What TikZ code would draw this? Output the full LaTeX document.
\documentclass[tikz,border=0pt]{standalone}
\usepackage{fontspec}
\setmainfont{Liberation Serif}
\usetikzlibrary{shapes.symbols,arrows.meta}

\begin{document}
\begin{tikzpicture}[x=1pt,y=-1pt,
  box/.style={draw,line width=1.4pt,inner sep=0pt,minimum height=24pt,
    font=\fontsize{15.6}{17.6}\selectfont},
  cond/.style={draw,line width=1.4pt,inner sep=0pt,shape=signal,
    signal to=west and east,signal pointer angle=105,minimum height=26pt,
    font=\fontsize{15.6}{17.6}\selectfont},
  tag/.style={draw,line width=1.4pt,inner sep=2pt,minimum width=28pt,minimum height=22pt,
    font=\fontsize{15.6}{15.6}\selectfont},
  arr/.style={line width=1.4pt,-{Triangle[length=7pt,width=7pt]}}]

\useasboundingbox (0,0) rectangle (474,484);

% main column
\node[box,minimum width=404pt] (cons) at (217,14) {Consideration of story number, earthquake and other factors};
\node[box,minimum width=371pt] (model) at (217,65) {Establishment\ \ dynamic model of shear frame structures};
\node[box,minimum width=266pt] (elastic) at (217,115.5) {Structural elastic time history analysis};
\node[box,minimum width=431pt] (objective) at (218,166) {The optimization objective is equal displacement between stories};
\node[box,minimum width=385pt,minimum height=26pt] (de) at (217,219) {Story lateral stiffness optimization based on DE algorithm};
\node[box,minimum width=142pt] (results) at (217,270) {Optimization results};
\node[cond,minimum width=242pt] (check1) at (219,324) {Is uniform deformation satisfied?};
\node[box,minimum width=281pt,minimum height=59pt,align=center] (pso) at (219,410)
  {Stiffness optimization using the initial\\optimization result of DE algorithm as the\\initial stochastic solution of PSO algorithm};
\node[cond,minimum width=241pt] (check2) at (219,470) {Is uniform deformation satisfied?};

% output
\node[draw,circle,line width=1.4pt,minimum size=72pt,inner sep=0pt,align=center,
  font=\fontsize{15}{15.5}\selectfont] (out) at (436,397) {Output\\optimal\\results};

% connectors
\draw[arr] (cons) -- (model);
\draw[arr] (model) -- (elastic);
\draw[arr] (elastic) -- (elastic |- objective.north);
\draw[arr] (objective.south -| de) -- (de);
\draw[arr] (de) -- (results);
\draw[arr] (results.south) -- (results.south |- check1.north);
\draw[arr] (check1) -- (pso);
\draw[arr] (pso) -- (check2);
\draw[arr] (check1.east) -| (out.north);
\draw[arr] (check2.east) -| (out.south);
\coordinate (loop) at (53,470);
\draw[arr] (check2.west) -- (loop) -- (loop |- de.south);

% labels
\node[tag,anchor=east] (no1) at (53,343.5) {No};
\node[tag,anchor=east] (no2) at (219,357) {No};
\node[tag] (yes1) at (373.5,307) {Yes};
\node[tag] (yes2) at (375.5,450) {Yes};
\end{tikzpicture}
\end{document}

■ ■ ■ ■ ■

Set every line of the listing down word for word.

◆ **Output of the task**
What TikZ code would draw this? Output the full LaTeX document.
\documentclass[tikz,border=0pt]{standalone}
\usepackage{fontspec}
\setmainfont{Liberation Serif}
\usetikzlibrary{shapes.symbols,arrows.meta}

\begin{document}
\begin{tikzpicture}[x=1pt,y=-1pt,
  box/.style={draw,line width=1.4pt,inner sep=0pt,minimum height=24pt,
    font=\fontsize{15.6}{17.6}\selectfont},
  cond/.style={draw,line width=1.4pt,inner sep=0pt,shape=signal,
    signal to=west and east,signal pointer angle=105,minimum height=26pt,
    font=\fontsize{15.6}{17.6}\selectfont},
  tag/.style={draw,line width=1.4pt,inner sep=2pt,minimum width=28pt,minimum height=22pt,
    font=\fontsize{15.6}{15.6}\selectfont},
  arr/.style={line width=1.4pt,-{Triangle[length=7pt,width=7pt]}}]

\useasboundingbox (0,0) rectangle (474,484);

% main column
\node[box,minimum width=404pt] (cons) at (217,14) {Consideration of story number, earthquake and other factors};
\node[box,minimum width=371pt] (model) at (217,65) {Establishment\ \ dynamic model of shear frame structures};
\node[box,minimum width=266pt] (elastic) at (217,115.5) {Structural elastic time history analysis};
\node[box,minimum width=431pt] (objective) at (218,166) {The optimization objective is equal displacement between stories};
\node[box,minimum width=385pt,minimum height=26pt] (de) at (217,219) {Story lateral stiffness optimization based on DE algorithm};
\node[box,minimum width=142pt] (results) at (217,270) {Optimization results};
\node[cond,minimum width=242pt] (check1) at (219,324) {Is uniform deformation satisfied?};
\node[box,minimum width=281pt,minimum height=59pt,align=center] (pso) at (219,410)
  {Stiffness optimization using the initial\\optimization result of DE algorithm as the\\initial stochastic solution of PSO algorithm};
\node[cond,minimum width=241pt] (check2) at (219,470) {Is uniform deformation satisfied?};

% output
\node[draw,circle,line width=1.4pt,minimum size=72pt,inner sep=0pt,align=center,
  font=\fontsize{15}{15.5}\selectfont] (out) at (436,397) {Output\\optimal\\results};

% connectors
\draw[arr] (cons) -- (model);
\draw[arr] (model) -- (elastic);
\draw[arr] (elastic) -- (elastic |- objective.north);
\draw[arr] (objective.south -| de) -- (de);
\draw[arr] (de) -- (results);
\draw[arr] (results.south) -- (results.south |- check1.north);
\draw[arr] (check1) -- (pso);
\draw[arr] (pso) -- (check2);
\draw[arr] (check1.east) -| (out.north);
\draw[arr] (check2.east) -| (out.south);
\coordinate (loop) at (53,470);
\draw[arr] (check2.west) -- (loop) -- (loop |- de.south);

% labels
\node[tag,anchor=east] (no1) at (53,343.5) {No};
\node[tag,anchor=east] (no2) at (219,357) {No};
\node[tag] (yes1) at (373.5,307) {Yes};
\node[tag] (yes2) at (375.5,450) {Yes};
\end{tikzpicture}
\end{document}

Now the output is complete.